Die Kurskosten für die in Frage stehenden sechs Module der Ausbildung zum B.A. ELT belaufen sich auf rund Fr. 11'000.-. Dazu kommen die Taggelder. Für das dritte bis sechste Modul vom 1. Oktober 2003 bis 30. September 2004 betrug das Taggeld rund Fr. 140.-. Die restlichen sechs Module dauern insgesamt zwei Jahre. Es ist somit mit Umschulungskosten in der Grössenordnung von Fr. 100'000.- zu rechnen. Der angestrebte B.A. ELT stellt verglichen mit dem Bildungs-stand vor In-Angriff-Nahme der zweiten Hälfte des Studiums ein mindestens ebenso hohes Ausbildungsniveau dar. Bei Beendigung der Ausbildung Ende September 2006 wird die Beschwerdeführerin 59 Jahre alt sein. Selbst wenn sie mit dem Fachhochschulabschluss mehr verdienen könnte als ohne an der Privatschule X.________ bei einem Vollzeitpensum oder als Krankenschwester und die annähernde Gleichwertigkeit der Erwerbsmöglichkeiten vor und nach Absolvierung der zweiten Hälfte des Studiums zu bejahen wäre, muss aufgrund der bis zur Pensionierung verbleibenden fünf, allenfalls sechs Jahre ab Ende der Ausbildung (vgl. Botschaft vom 21. Dezember 2005 zur 11. AHV-Revision [Neufassung; BBl 2006 1957 ff.] S. 1979 ff.) bei Umschulungskosten von rund Fr. 100'000.- von einem Missverhältnis zum voraussichtlichen Nutzen gesprochen werden. 
 
Demnach erkennt das Eidg.
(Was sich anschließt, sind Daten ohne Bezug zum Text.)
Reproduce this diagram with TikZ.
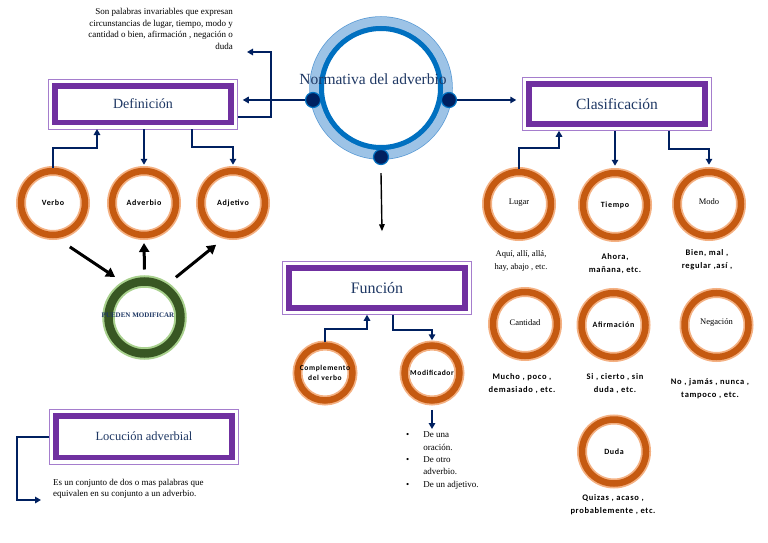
\documentclass[tikz,border=0pt]{standalone}
\usepackage{fontspec}
\setmainfont{Liberation Serif}
\newfontfamily\calfont[LetterSpace=8]{Carlito}
\usetikzlibrary{arrows.meta, positioning, calc}
\definecolor{boxpurple}{RGB}{112, 48, 160}
\definecolor{framepurple}{RGB}{165, 125, 205}
\definecolor{linknavy}{RGB}{0, 32, 96}
\definecolor{titlenavy}{RGB}{31, 56, 100}
\definecolor{ringorange}{RGB}{197, 90, 17}
\definecolor{ringlight}{RGB}{244, 177, 131}
\definecolor{ringgreen}{RGB}{56, 87, 35}
\definecolor{greenlight}{RGB}{169, 209, 142}
\definecolor{hubblue}{RGB}{0, 112, 192}
\definecolor{hublight}{RGB}{157, 195, 230}
\definecolor{hubedge}{RGB}{91, 155, 213}

\begin{document}
\begin{tikzpicture}[x=1pt, y=-1pt,
  catbox/.style={draw=boxpurple, line width=5.5pt, fill=white, minimum width=176pt, minimum height=40pt, inner sep=0pt, outer sep=6.75pt, text=titlenavy},
  boxframe/.style={draw=framepurple, line width=0.9pt},
  orangering/.style={circle, draw=ringorange, line width=6.5pt, minimum size=64pt, inner sep=0pt, align=center, preaction={draw=ringlight, fill=white, line width=10pt}, font=\calfont\bfseries\fontsize{8}{10}\selectfont},
  serifring/.style={orangering, font=\fontsize{8.5}{10}\selectfont},
  smallring/.style={orangering, minimum size=55pt, font=\calfont\bfseries\fontsize{7.5}{10}\selectfont},
  hubdot/.style={circle, fill=linknavy, draw=hubblue, line width=1.2pt, minimum size=15pt, inner sep=0pt},
  link/.style={draw=linknavy, line width=2pt, -{Triangle[length=6pt, width=6.5pt]}},
  fatarrow/.style={draw=black, line width=3pt, -{Triangle[length=9pt, width=10pt]}},
  thinarrow/.style={draw=black, line width=1.4pt, -{Triangle[length=7pt, width=5.5pt]}},
  example/.style={font=\calfont\bfseries\fontsize{8.5}{13}\selectfont, align=center},
  serifex/.style={font=\fontsize{8.5}{13}\selectfont, align=center}
]
  \useasboundingbox (0,0) rectangle (768,543);

  % central circle
  \node[circle, minimum size=133pt, draw=hublight, line width=9pt, preaction={draw=hubedge, line width=10.5pt}] (hub) at (381,88) {};
  \draw[hubblue, line width=5pt] (hub.center) circle[radius=59.5pt];
  \node[font=\fontsize{15.5}{18}\selectfont, text=titlenavy] (hubtext) at (373,79) {Normativa del adverbio};

  % title boxes
  \node[catbox, minimum height=36.5pt, font=\fontsize{14}{16}\selectfont] (defin) at (143,104) {Definición};
  \node[catbox, font=\fontsize{15.5}{18}\selectfont] (clasif) at (617,104) {Clasificación};
  \node[catbox, font=\fontsize{16}{18}\selectfont] (func) at (377,288) {Función};
  \node[catbox, minimum height=41.5pt, font=\fontsize{12.5}{15}\selectfont] (locu) at (144,436.5) {Locución adverbial};
  \foreach \b in {defin, clasif, func, locu}
    \draw[boxframe] (\b.south west) rectangle (\b.north east);

  % definition text
  \node[anchor=north east, align=right, inner sep=0pt, font=\fontsize{9}{11.7}\selectfont] (deftext) at (233,8) {Son palabras invariables que expresan\\circunstancias de lugar, tiempo, modo y\\cantidad o bien, afirmación , negación o\\duda};
  \coordinate (deftip) at (247,52);

  % Definición circles
  \node[orangering] (verbo) at (53,203) {Verbo};
  \node[orangering] (adverbio) at (144,203) {Adverbio};
  \node[orangering] (adjetivo) at (233,203) {Adjetivo};
  \node[circle, draw=ringgreen, line width=8.5pt, minimum size=72pt, inner sep=0pt, preaction={draw=greenlight, fill=white, line width=12.5pt}, label={[font=\bfseries\fontsize{7}{9}\selectfont, text=titlenavy, xshift=-6.5pt, yshift=2.5pt]center:PUEDEN MODIFICAR}] (puede) at (144.5,317.5) {};

  % Clasificación circles
  \node[serifring] (lugar) at (519,204) {\raisebox{5pt}{Lugar}};
  \node[orangering] (tiempo) at (615,205) {Tiempo};
  \node[serifring] (modo) at (709,204) {\raisebox{4pt}{Modo}};
  \node[serifring] (cantidad) at (525,324) {\raisebox{3pt}{Cantidad}};
  \node[orangering] (afirm) at (613.5,325) {Afirmación};
  \node[serifring] (negac) at (716.5,325) {\raisebox{7pt}{Negación}};
  \node[orangering] (duda) at (614,451.5) {Duda};

  % examples
  \node[serifex] (lugarex) at (521,260.5) {Aquí, allí, allá,\\hay, abajo , etc.};
  \node[example] (tiempoex) at (615,264) {Ahora,\\mañana, etc.};
  \node[example] (modoex) at (707,260) {Bien, mal ,\\regular ,así ,};
  \node[example] (cantidadex) at (522,383.5) {Mucho , poco ,\\demasiado , etc.};
  \node[example] (afirmex) at (615,383.5) {Si , cierto , sin\\duda , etc.};
  \node[example] (negacex) at (710,389) {No , jamás , nunca ,\\tampoco , etc.};
  \node[example] (dudaex) at (613,505) {Quizas , acaso ,\\probablemente , etc.};

  % Función circles
  \node[smallring] (comp) at (325,373) {Complemento\\del verbo};
  \node[smallring] (modif) at (432,373) {Modificador};
  \node[anchor=north west, inner sep=0pt, font=\fontsize{9}{12.3}\selectfont] (bullets) at (406,429) {\begin{tabular}{@{}l@{\hspace{14pt}}l@{}}\textbullet & De una\\ & oración.\\ \textbullet & De otro\\ & adverbio.\\ \textbullet & De un adjetivo.\end{tabular}};

  % Locución text
  \node[anchor=west, align=left, inner sep=0pt, font=\fontsize{9}{11}\selectfont] (locutext) at (53,488.5) {Es un conjunto de dos o mas palabras que\\equivalen en su conjunto a un adverbio.};
  \coordinate (loctip) at (41,500);

  % links from the central circle
  \draw[link] ([yshift=-13pt]defin.east) -- ++(33,0) |- (deftip);
  \node[hubdot] (dotl) at ($(hub.center)+(190:69pt)$) {};
  \node[hubdot] (dotr) at ($(hub.center)+(350:69pt)$) {};
  \node[hubdot] (dotb) at ($(hub.center)+(270:69pt)$) {};
  \draw[link, shorten >=5pt] (dotl.west) -- (dotl -| defin.east);
  \draw[link, shorten >=6pt] (dotr.east) -- (dotr -| clasif.west);
  \draw[thinarrow] ([yshift=-8pt]dotb.south) -- ([xshift=5pt, yshift=30pt]func.north);

  % Definición links
  \draw[link] (verbo.north) -- ++(0,-20) -| ([xshift=-46pt]defin.south);
  \draw[link, shorten >=3pt] (defin.south -| adverbio.north) -- (adverbio.north);
  \draw[link, shorten >=3pt] ([xshift=49pt]defin.south) -- ++(0,18) -| (adjetivo.north);
  \draw[fatarrow] ($(verbo.center)+(-69:47pt)$) -- ($(puede.center)+(126:50pt)$);
  \draw[fatarrow] ($(puede.center)+(90:48pt)$) -- ($(adverbio.center)+(-90:40pt)$);
  \draw[fatarrow] ($(puede.center)+(52:51pt)$) -- ($(adjetivo.center)+(-112:45pt)$);

  % Clasificación links
  \draw[link] (lugar.north) -- ++(0,-21) -| ([xshift=-58pt]clasif.south);
  \draw[link, shorten >=4pt] (clasif.south -| tiempo.north) -- (tiempo.north);
  \draw[link, shorten >=4pt] ([xshift=52pt]clasif.south) -- ++(0,18) -| (modo.north);

  % Función links
  \draw[link] (comp.north) -- ++(0,-13) -| ([xshift=-10pt]func.south);
  \draw[link, shorten >=2pt] ([xshift=16pt]func.south) -- ++(0,15) -| (modif.north);
  \draw[link] ([yshift=-6pt]modif.south) -- (modif.south |- bullets.north);

  % Locución link
  \draw[link] (locu.west) -- ++(-32,0) |- (loctip);
\end{tikzpicture}
\end{document}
Versicherungsgericht: 
1. 
Die Verwaltungsgerichtsbeschwerde wird abgewiesen. 
2. 
Es werden keine Gerichtskosten erhoben. 
3. 
Dieses Urteil wird den Parteien, dem Verwaltungsgericht des Kantons Zug, Sozialversicherungsrechtliche Kammer, der Ausgleichskasse Zug und dem Bundesamt für Sozialversicherung zugestellt.